1144 Nepean Highway Pty Ltd v. Leigh Mardon Australasia Pty Ltd [2009] VSC 317

It is not unusual to see in construction contracts a short-form clause referring particular disputes to mediation or expert determination without the particular rules or procedures for the mediation or expert determination being specified. If both parties remain happy to go to mediation or expert determination they will ordinarily do what is necessary (including signing documents required by the mediator or expert) to give effect to his or her engagement. However, if one party has had a change of mind since the contract was first entered into that party might not be so co-operative.

In the Supreme Court case, 1144 Nepean Highway Pty Ltd v. Leigh Mardon Australasia Pty Ltd [2009] VSC 317, one of the parties refused to sign the terms of engagement required by the nominated expert. In that case, the clause in the contract provided for disputes to be resolved by an expert to be appointed for the purpose. When an expert was so appointed he required as a condition of his engagement that the parties sign a document giving him a release and indemnity for any liability he might occur by reason of his expert determination. One party objected to the release and indemnity and the Supreme Court was asked to consider whether an obligation to sign a release and indemnity in those terms was implied from the brief wording in the contract.
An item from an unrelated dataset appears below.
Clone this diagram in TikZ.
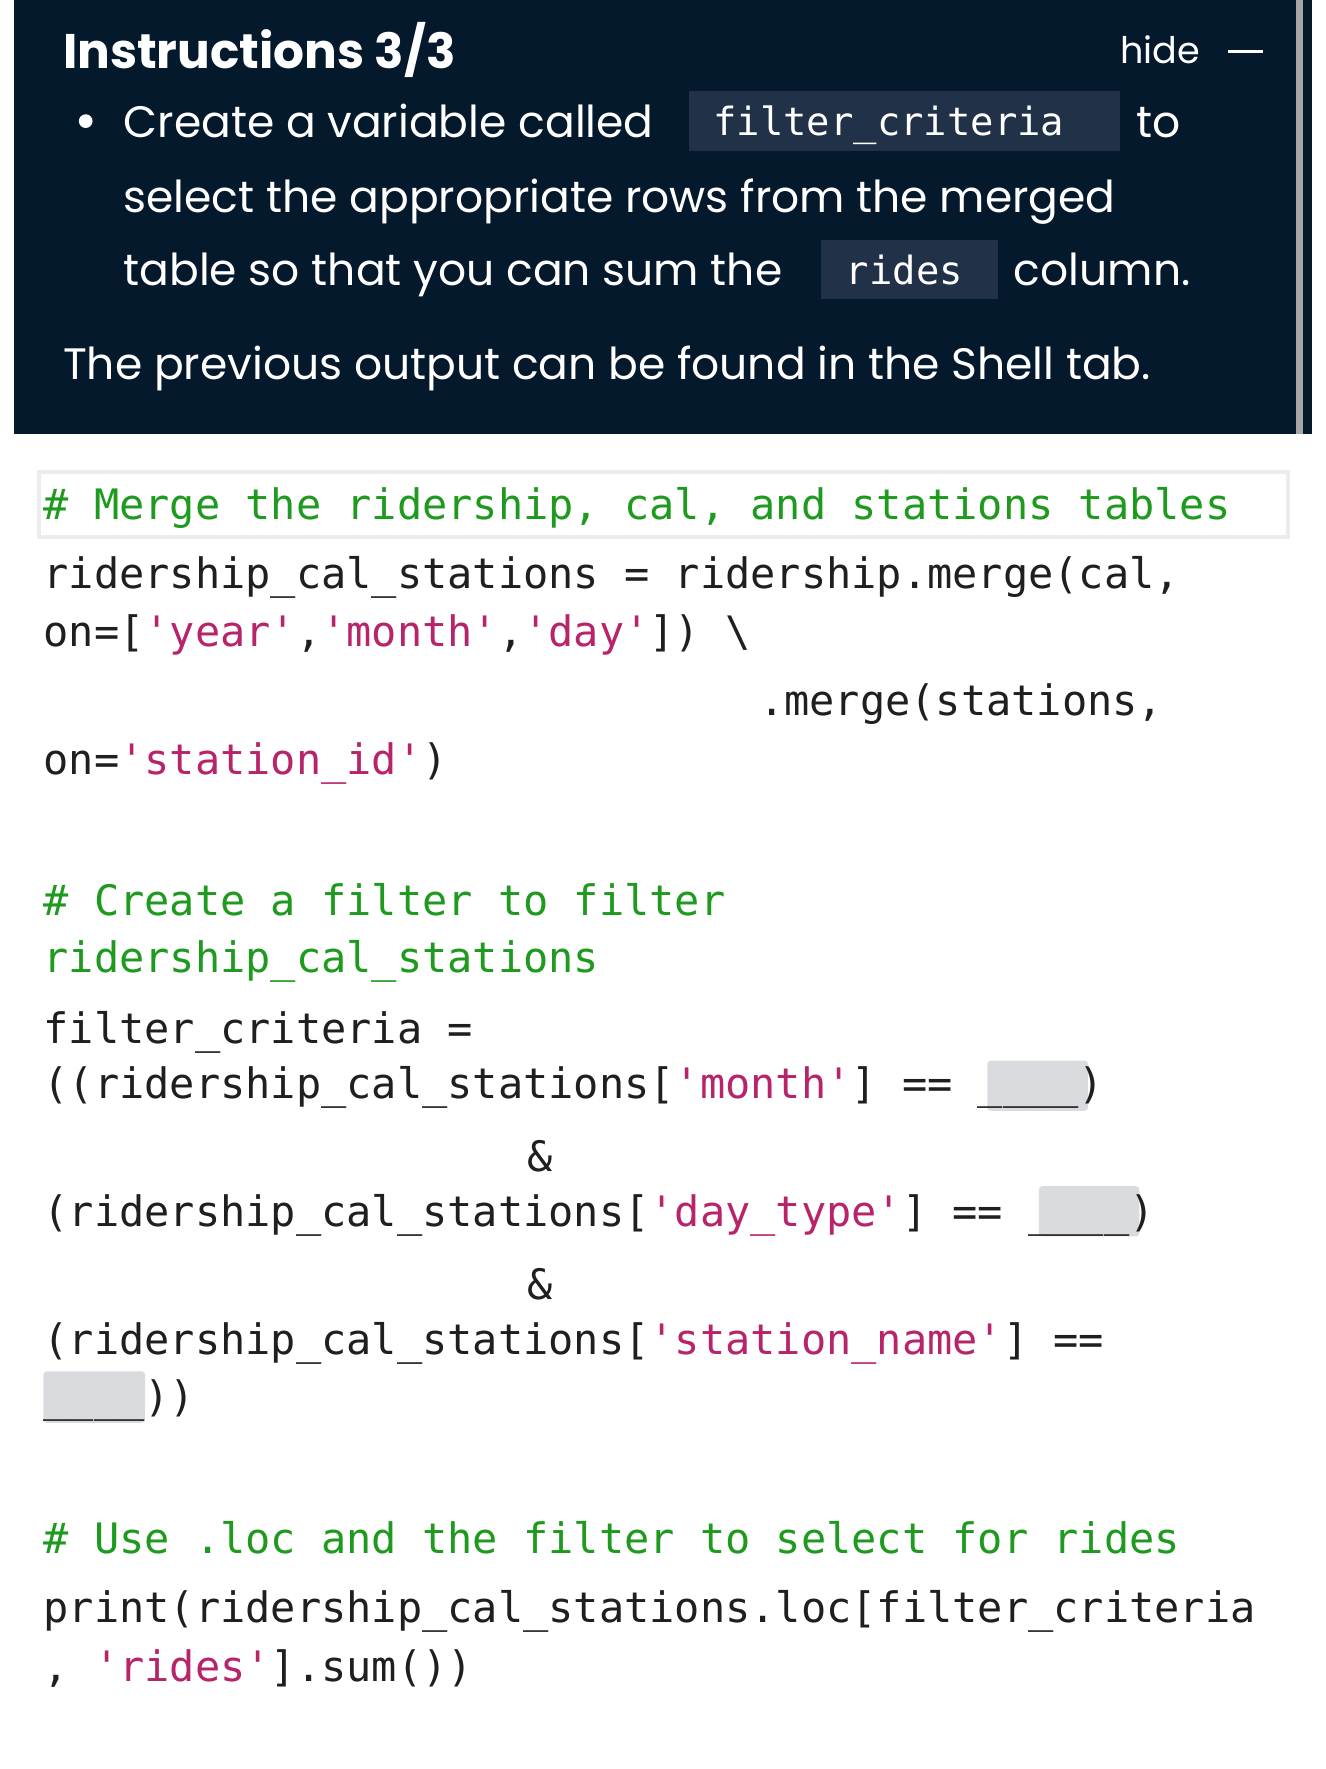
\documentclass[tikz,border=0pt]{standalone}
\usepackage{fontspec}
\setmainfont{Poppins}
\setmonofont{DejaVu Sans Mono}
\definecolor{navy}{HTML}{05192D}
\definecolor{chip}{HTML}{213147}
\definecolor{cgreen}{HTML}{1E9A1E}
\definecolor{cpink}{HTML}{B8246A}
\definecolor{ctext}{HTML}{1F1F1F}
\definecolor{blank}{HTML}{D9DBDE}
\newcommand{\cG}[1]{\textcolor{cgreen}{#1}}
\newcommand{\cP}[1]{\textcolor{cpink}{#1}}
\tikzset{
 ins/.style={anchor=base west,inner sep=0,text=white,font=\fontsize{38.5}{42}\selectfont},
 code/.style={anchor=base west,inner sep=0,text=ctext,font=\fontsize{36.7}{40}\ttfamily},
}
\begin{document}
\begin{tikzpicture}[x=1pt,y=-1pt]
\useasboundingbox (0,0) rectangle (1160,1548);
\fill[white] (0,0) rectangle (1160,1548);
\fill[navy] (12,0) rectangle (1148,380);
\fill[gray!70] (1134,0) rectangle (1140,380);
\node[ins,font=\fontsize{42.5}{46}\selectfont\bfseries] (title) at (55,60) {Instructions 3/3};
\node[ins,font=\fontsize{32}{36}\selectfont] (hide) at (980,56) {hide};
\draw[white,line width=3pt] (1075,45) -- (1105,45);
\fill[white] (75,106) circle (6);
\fill[chip] (603,80) rectangle (980,132);
\fill[chip] (718,210) rectangle (873,262);
\node[ins] (l1) at (108,120) {Create a variable called};
\node[ins,font=\fontsize{34}{40}\ttfamily] (fc) at (624,119) {filter\_criteria};
\node[ins] (to) at (994,120) {to};
\node[ins] (l2) at (108,186) {select the appropriate rows from the merged};
\node[ins] (l3) at (108,250) {table so that you can sum the};
\node[ins,font=\fontsize{34}{40}\ttfamily] (rd) at (740,249) {rides};
\node[ins] (col) at (887,250) {column.};
\node[ins] (prev) at (55,332) {The previous output can be found in the Shell tab.};
\draw[gray!15,line width=3pt] (34,413) rectangle (1127,470);
\fill[blank,rounded corners=3pt] (864,928) rectangle (952,972);
\fill[blank,rounded corners=3pt] (909,1038) rectangle (997,1082);
\fill[blank,rounded corners=3pt] (38,1200) rectangle (127,1245);
\node[code] (c1) at (38,455) {\cG{\# Merge the ridership, cal, and stations tables}};
\node[code] (c2) at (38,515) {ridership\_cal\_stations = ridership.merge(cal,};
\node[code] (c3) at (38,566) {on=[\cP{'year'},\cP{'month'},\cP{'day'}]) \textbackslash};
\node[code] (c4) at (664,626) {.merge(stations,};
\node[code] (c5) at (38,678) {on=\cP{'station\_id'})};
\node[code] (c6) at (38,801) {\cG{\# Create a filter to filter}};
\node[code] (c7) at (38,851) {\cG{ridership\_cal\_stations}};
\node[code] (c8) at (38,913) {filter\_criteria =};
\node[code] (c9) at (38,961) {((ridership\_cal\_stations[\cP{'month'}] == \_\_\_\_)};
\node[code] (c10) at (461,1025) {\&};
\node[code] (c11) at (38,1073) {(ridership\_cal\_stations[\cP{'day\_type'}] == \_\_\_\_)};
\node[code] (c12) at (461,1137) {\&};
\node[code] (c13) at (38,1185) {(ridership\_cal\_stations[\cP{'station\_name'}] ==};
\node[code] (c14) at (38,1235) {\_\_\_\_))};
\node[code] (c15) at (38,1359) {\cG{\# Use .loc and the filter to select for rides}};
\node[code] (c16) at (38,1420) {print(ridership\_cal\_stations.loc[filter\_criteria};
\node[code] (c17) at (38,1471) {, \cP{'rides'}].sum())};
\end{tikzpicture}
\end{document}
Pagone J referred to a further clause in the agreement which provided that each party must promptly execute all documents and do all things necessary to give full effect to the agreement and determined that clause required the parties to execute an agreement with the expert which included a release and indemnity of liability of the expert. That was because such a provision was a "likely and obvious consideration upon the appointment of any person to act as an expert in the resolution of the dispute of the kind contemplated by" the relevant clause.

Pagone J also referred to an earlier New South Wales decision (Elizabeth Bay Developments v. Boral Building Services Pty Ltd) where Giles J decided that "an agreement to mediate whereby the parties merely agree ... to sign a mediation agreement the terms of which had not been settled beyond the necessity that they be consistent with the specified guidelines, is not sufficiently certain to be given effect".

Although in the 1144 Nepean Highway decision a very brief clause referring disputes to expert determination was held in the circumstances to be sufficient (with the extra wording the Court determined was implied), the Elizabeth Bay Developments Pty Ltd decision makes it clear that in certain circumstances minimalist wording which does not specify the terms of the agreement to be entered into with the mediator (or potentially an expert) might not give rise to an enforceable agreement to refer disputes to mediation or expert determination. Parties to a construction contract therefore would be well advised to specify in some detail the rules to apply in a mediation or expert determination and include an express obligation to execute either the specified wording of a mediation or expert determination agreement, or, include an obligation to execute such document with any amendments or further provisions required by the nominated mediator or expert.